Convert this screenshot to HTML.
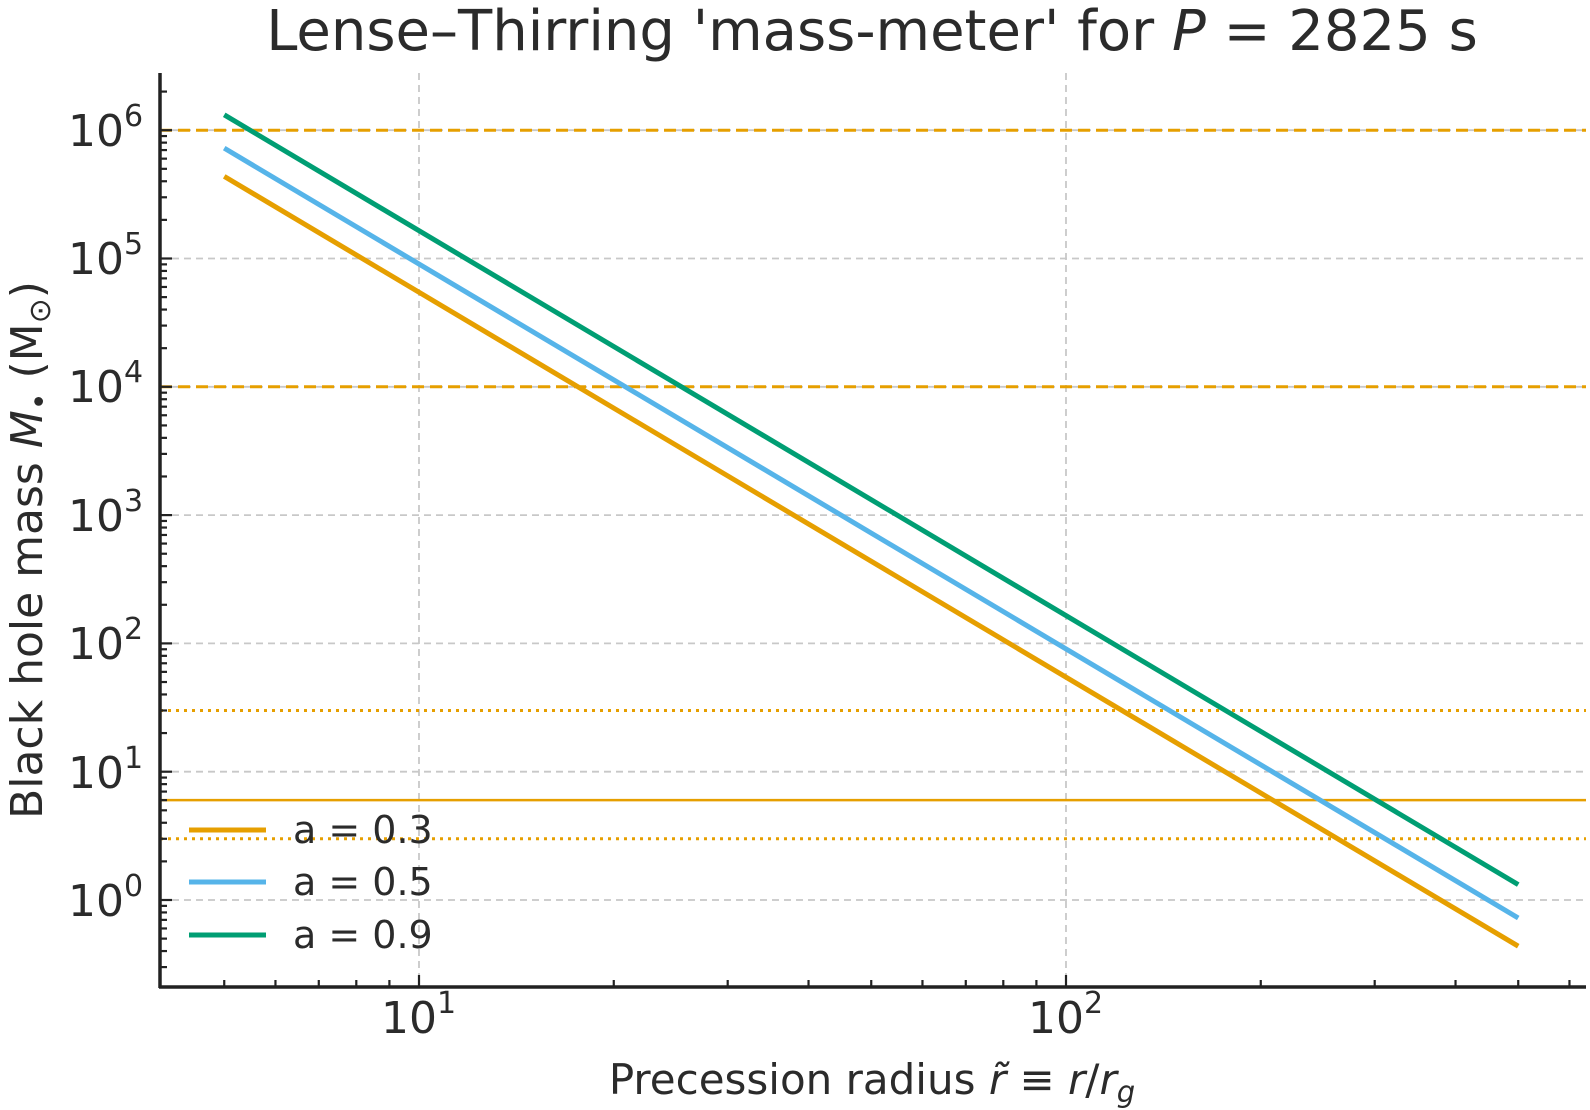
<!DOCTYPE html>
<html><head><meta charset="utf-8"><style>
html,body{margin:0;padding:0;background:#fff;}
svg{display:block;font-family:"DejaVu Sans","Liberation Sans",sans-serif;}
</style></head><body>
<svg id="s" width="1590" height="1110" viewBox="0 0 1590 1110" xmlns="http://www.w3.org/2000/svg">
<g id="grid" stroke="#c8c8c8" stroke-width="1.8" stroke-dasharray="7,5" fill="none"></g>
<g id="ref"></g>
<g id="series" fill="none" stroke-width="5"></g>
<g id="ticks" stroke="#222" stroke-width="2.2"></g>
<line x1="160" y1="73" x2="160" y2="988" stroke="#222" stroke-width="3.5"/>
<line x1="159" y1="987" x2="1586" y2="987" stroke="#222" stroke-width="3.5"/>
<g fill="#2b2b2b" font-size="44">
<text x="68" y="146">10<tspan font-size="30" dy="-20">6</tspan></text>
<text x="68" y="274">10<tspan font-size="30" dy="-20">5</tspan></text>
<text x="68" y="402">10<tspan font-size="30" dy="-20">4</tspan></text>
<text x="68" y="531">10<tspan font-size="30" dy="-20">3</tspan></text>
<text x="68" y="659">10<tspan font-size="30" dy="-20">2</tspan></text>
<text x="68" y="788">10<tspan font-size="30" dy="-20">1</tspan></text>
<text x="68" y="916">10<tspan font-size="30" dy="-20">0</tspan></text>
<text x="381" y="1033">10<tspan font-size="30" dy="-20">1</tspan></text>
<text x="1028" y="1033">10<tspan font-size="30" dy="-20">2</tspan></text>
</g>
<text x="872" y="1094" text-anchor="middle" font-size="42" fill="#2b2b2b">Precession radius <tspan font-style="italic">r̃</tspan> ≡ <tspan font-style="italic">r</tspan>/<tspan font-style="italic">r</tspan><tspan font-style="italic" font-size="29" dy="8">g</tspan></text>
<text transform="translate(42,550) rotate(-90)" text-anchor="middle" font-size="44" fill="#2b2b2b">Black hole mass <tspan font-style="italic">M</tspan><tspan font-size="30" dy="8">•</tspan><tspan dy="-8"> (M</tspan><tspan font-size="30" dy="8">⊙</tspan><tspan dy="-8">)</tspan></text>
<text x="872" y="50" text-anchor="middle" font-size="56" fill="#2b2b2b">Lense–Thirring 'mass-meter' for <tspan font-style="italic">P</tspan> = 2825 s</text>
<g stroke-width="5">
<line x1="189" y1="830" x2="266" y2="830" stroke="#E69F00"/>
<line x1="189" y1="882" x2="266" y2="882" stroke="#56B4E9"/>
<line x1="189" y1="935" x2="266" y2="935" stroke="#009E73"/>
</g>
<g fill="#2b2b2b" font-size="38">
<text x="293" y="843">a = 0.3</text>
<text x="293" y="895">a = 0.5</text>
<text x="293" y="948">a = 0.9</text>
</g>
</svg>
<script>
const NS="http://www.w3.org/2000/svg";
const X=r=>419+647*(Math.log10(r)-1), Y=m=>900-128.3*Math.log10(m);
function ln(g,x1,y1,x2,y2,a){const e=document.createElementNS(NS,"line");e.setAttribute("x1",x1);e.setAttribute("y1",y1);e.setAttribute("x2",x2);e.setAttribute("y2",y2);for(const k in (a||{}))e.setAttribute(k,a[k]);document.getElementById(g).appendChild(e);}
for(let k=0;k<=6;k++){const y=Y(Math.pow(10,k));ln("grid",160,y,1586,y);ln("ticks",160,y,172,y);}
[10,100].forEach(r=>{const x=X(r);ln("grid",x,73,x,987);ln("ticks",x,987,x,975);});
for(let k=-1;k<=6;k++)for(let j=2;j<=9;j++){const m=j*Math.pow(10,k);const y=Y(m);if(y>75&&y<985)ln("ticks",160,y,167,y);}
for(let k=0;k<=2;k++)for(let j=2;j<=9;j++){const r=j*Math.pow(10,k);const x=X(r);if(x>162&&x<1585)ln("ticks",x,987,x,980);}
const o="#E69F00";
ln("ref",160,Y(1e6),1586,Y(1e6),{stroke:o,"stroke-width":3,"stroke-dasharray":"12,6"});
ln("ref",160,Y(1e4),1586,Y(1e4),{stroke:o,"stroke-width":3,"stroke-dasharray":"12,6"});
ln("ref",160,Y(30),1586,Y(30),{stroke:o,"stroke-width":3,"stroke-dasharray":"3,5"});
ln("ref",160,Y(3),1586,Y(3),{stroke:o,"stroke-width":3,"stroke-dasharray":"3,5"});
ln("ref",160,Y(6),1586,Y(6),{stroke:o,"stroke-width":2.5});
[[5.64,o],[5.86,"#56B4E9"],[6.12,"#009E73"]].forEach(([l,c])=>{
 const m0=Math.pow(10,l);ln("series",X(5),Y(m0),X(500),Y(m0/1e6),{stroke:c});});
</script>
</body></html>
● ● ● ● ● ● ●
◆ Your goal
Leave out all pictures, then copy the remaining material exactly.

◆ Reply to the exercise
Convert this screenshot to HTML.
<!DOCTYPE html>
<html><head><meta charset="utf-8"><style>
html,body{margin:0;padding:0;background:#fff;}
svg{display:block;font-family:"DejaVu Sans","Liberation Sans",sans-serif;}
</style></head><body>
<svg id="s" width="1590" height="1110" viewBox="0 0 1590 1110" xmlns="http://www.w3.org/2000/svg">
<g id="grid" stroke="#c8c8c8" stroke-width="1.8" stroke-dasharray="7,5" fill="none"></g>
<g id="ref"></g>
<g id="series" fill="none" stroke-width="5"></g>
<g id="ticks" stroke="#222" stroke-width="2.2"></g>
<line x1="160" y1="73" x2="160" y2="988" stroke="#222" stroke-width="3.5"/>
<line x1="159" y1="987" x2="1586" y2="987" stroke="#222" stroke-width="3.5"/>
<g fill="#2b2b2b" font-size="44">
<text x="68" y="146">10<tspan font-size="30" dy="-20">6</tspan></text>
<text x="68" y="274">10<tspan font-size="30" dy="-20">5</tspan></text>
<text x="68" y="402">10<tspan font-size="30" dy="-20">4</tspan></text>
<text x="68" y="531">10<tspan font-size="30" dy="-20">3</tspan></text>
<text x="68" y="659">10<tspan font-size="30" dy="-20">2</tspan></text>
<text x="68" y="788">10<tspan font-size="30" dy="-20">1</tspan></text>
<text x="68" y="916">10<tspan font-size="30" dy="-20">0</tspan></text>
<text x="381" y="1033">10<tspan font-size="30" dy="-20">1</tspan></text>
<text x="1028" y="1033">10<tspan font-size="30" dy="-20">2</tspan></text>
</g>
<text x="872" y="1094" text-anchor="middle" font-size="42" fill="#2b2b2b">Precession radius <tspan font-style="italic">r̃</tspan> ≡ <tspan font-style="italic">r</tspan>/<tspan font-style="italic">r</tspan><tspan font-style="italic" font-size="29" dy="8">g</tspan></text>
<text transform="translate(42,550) rotate(-90)" text-anchor="middle" font-size="44" fill="#2b2b2b">Black hole mass <tspan font-style="italic">M</tspan><tspan font-size="30" dy="8">•</tspan><tspan dy="-8"> (M</tspan><tspan font-size="30" dy="8">⊙</tspan><tspan dy="-8">)</tspan></text>
<text x="872" y="50" text-anchor="middle" font-size="56" fill="#2b2b2b">Lense–Thirring 'mass-meter' for <tspan font-style="italic">P</tspan> = 2825 s</text>
<g stroke-width="5">
<line x1="189" y1="830" x2="266" y2="830" stroke="#E69F00"/>
<line x1="189" y1="882" x2="266" y2="882" stroke="#56B4E9"/>
<line x1="189" y1="935" x2="266" y2="935" stroke="#009E73"/>
</g>
<g fill="#2b2b2b" font-size="38">
<text x="293" y="843">a = 0.3</text>
<text x="293" y="895">a = 0.5</text>
<text x="293" y="948">a = 0.9</text>
</g>
</svg>
<script>
const NS="http://www.w3.org/2000/svg";
const X=r=>419+647*(Math.log10(r)-1), Y=m=>900-128.3*Math.log10(m);
function ln(g,x1,y1,x2,y2,a){const e=document.createElementNS(NS,"line");e.setAttribute("x1",x1);e.setAttribute("y1",y1);e.setAttribute("x2",x2);e.setAttribute("y2",y2);for(const k in (a||{}))e.setAttribute(k,a[k]);document.getElementById(g).appendChild(e);}
for(let k=0;k<=6;k++){const y=Y(Math.pow(10,k));ln("grid",160,y,1586,y);ln("ticks",160,y,172,y);}
[10,100].forEach(r=>{const x=X(r);ln("grid",x,73,x,987);ln("ticks",x,987,x,975);});
for(let k=-1;k<=6;k++)for(let j=2;j<=9;j++){const m=j*Math.pow(10,k);const y=Y(m);if(y>75&&y<985)ln("ticks",160,y,167,y);}
for(let k=0;k<=2;k++)for(let j=2;j<=9;j++){const r=j*Math.pow(10,k);const x=X(r);if(x>162&&x<1585)ln("ticks",x,987,x,980);}
const o="#E69F00";
ln("ref",160,Y(1e6),1586,Y(1e6),{stroke:o,"stroke-width":3,"stroke-dasharray":"12,6"});
ln("ref",160,Y(1e4),1586,Y(1e4),{stroke:o,"stroke-width":3,"stroke-dasharray":"12,6"});
ln("ref",160,Y(30),1586,Y(30),{stroke:o,"stroke-width":3,"stroke-dasharray":"3,5"});
ln("ref",160,Y(3),1586,Y(3),{stroke:o,"stroke-width":3,"stroke-dasharray":"3,5"});
ln("ref",160,Y(6),1586,Y(6),{stroke:o,"stroke-width":2.5});
[[5.64,o],[5.86,"#56B4E9"],[6.12,"#009E73"]].forEach(([l,c])=>{
 const m0=Math.pow(10,l);ln("series",X(5),Y(m0),X(500),Y(m0/1e6),{stroke:c});});
</script>
</body></html>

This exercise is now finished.